- TASK STATEMENT
Make an exact copy of the data below, leaving out every picture.

..........

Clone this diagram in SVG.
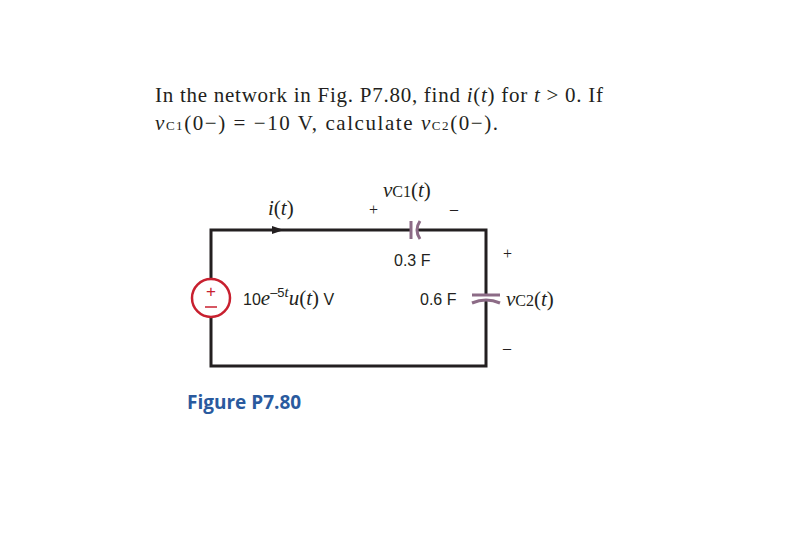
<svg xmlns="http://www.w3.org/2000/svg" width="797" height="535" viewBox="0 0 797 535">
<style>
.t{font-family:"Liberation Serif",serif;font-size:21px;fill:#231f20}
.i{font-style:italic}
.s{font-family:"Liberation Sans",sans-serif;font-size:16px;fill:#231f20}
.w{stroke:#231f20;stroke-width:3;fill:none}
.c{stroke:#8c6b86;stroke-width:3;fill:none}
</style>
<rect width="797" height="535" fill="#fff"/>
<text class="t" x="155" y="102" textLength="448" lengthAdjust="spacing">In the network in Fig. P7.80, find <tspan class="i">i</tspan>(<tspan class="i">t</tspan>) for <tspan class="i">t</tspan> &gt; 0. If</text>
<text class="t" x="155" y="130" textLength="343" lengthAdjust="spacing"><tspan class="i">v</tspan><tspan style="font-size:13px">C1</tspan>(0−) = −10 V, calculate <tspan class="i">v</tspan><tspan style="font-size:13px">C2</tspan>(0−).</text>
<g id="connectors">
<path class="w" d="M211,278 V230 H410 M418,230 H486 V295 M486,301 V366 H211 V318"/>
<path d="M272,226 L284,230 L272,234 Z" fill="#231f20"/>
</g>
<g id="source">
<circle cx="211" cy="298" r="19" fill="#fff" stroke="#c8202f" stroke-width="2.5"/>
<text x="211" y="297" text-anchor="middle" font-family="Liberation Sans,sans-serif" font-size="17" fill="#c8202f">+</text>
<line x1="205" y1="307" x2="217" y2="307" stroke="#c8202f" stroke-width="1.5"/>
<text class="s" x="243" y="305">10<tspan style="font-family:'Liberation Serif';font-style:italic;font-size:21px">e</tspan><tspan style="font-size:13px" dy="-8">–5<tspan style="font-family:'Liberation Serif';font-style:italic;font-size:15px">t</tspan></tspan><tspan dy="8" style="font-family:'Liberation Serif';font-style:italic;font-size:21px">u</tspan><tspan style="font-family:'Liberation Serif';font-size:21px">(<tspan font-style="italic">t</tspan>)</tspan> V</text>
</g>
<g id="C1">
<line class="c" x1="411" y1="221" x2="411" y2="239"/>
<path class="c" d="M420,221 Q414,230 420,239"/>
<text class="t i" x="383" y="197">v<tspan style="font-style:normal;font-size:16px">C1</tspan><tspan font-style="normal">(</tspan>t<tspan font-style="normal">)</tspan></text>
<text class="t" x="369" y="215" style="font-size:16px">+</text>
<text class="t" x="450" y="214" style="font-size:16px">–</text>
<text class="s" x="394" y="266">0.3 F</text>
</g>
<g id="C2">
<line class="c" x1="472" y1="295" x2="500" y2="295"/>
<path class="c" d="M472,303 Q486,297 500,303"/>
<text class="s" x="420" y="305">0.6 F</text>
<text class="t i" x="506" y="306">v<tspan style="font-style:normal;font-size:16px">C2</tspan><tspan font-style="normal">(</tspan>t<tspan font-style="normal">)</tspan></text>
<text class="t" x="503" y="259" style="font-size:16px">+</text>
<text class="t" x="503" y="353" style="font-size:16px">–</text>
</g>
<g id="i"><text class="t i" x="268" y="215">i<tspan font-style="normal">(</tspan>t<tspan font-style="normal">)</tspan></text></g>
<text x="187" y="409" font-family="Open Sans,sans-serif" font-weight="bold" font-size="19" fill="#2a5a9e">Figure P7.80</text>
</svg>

..........

- REPLY TO THE EXERCISE
Clone this diagram in SVG.
<svg xmlns="http://www.w3.org/2000/svg" width="797" height="535" viewBox="0 0 797 535">
<style>
.t{font-family:"Liberation Serif",serif;font-size:21px;fill:#231f20}
.i{font-style:italic}
.s{font-family:"Liberation Sans",sans-serif;font-size:16px;fill:#231f20}
.w{stroke:#231f20;stroke-width:3;fill:none}
.c{stroke:#8c6b86;stroke-width:3;fill:none}
</style>
<rect width="797" height="535" fill="#fff"/>
<text class="t" x="155" y="102" textLength="448" lengthAdjust="spacing">In the network in Fig. P7.80, find <tspan class="i">i</tspan>(<tspan class="i">t</tspan>) for <tspan class="i">t</tspan> &gt; 0. If</text>
<text class="t" x="155" y="130" textLength="343" lengthAdjust="spacing"><tspan class="i">v</tspan><tspan style="font-size:13px">C1</tspan>(0−) = −10 V, calculate <tspan class="i">v</tspan><tspan style="font-size:13px">C2</tspan>(0−).</text>
<g id="connectors">
<path class="w" d="M211,278 V230 H410 M418,230 H486 V295 M486,301 V366 H211 V318"/>
<path d="M272,226 L284,230 L272,234 Z" fill="#231f20"/>
</g>
<g id="source">
<circle cx="211" cy="298" r="19" fill="#fff" stroke="#c8202f" stroke-width="2.5"/>
<text x="211" y="297" text-anchor="middle" font-family="Liberation Sans,sans-serif" font-size="17" fill="#c8202f">+</text>
<line x1="205" y1="307" x2="217" y2="307" stroke="#c8202f" stroke-width="1.5"/>
<text class="s" x="243" y="305">10<tspan style="font-family:'Liberation Serif';font-style:italic;font-size:21px">e</tspan><tspan style="font-size:13px" dy="-8">–5<tspan style="font-family:'Liberation Serif';font-style:italic;font-size:15px">t</tspan></tspan><tspan dy="8" style="font-family:'Liberation Serif';font-style:italic;font-size:21px">u</tspan><tspan style="font-family:'Liberation Serif';font-size:21px">(<tspan font-style="italic">t</tspan>)</tspan> V</text>
</g>
<g id="C1">
<line class="c" x1="411" y1="221" x2="411" y2="239"/>
<path class="c" d="M420,221 Q414,230 420,239"/>
<text class="t i" x="383" y="197">v<tspan style="font-style:normal;font-size:16px">C1</tspan><tspan font-style="normal">(</tspan>t<tspan font-style="normal">)</tspan></text>
<text class="t" x="369" y="215" style="font-size:16px">+</text>
<text class="t" x="450" y="214" style="font-size:16px">–</text>
<text class="s" x="394" y="266">0.3 F</text>
</g>
<g id="C2">
<line class="c" x1="472" y1="295" x2="500" y2="295"/>
<path class="c" d="M472,303 Q486,297 500,303"/>
<text class="s" x="420" y="305">0.6 F</text>
<text class="t i" x="506" y="306">v<tspan style="font-style:normal;font-size:16px">C2</tspan><tspan font-style="normal">(</tspan>t<tspan font-style="normal">)</tspan></text>
<text class="t" x="503" y="259" style="font-size:16px">+</text>
<text class="t" x="503" y="353" style="font-size:16px">–</text>
</g>
<g id="i"><text class="t i" x="268" y="215">i<tspan font-style="normal">(</tspan>t<tspan font-style="normal">)</tspan></text></g>
<text x="187" y="409" font-family="Open Sans,sans-serif" font-weight="bold" font-size="19" fill="#2a5a9e">Figure P7.80</text>
</svg>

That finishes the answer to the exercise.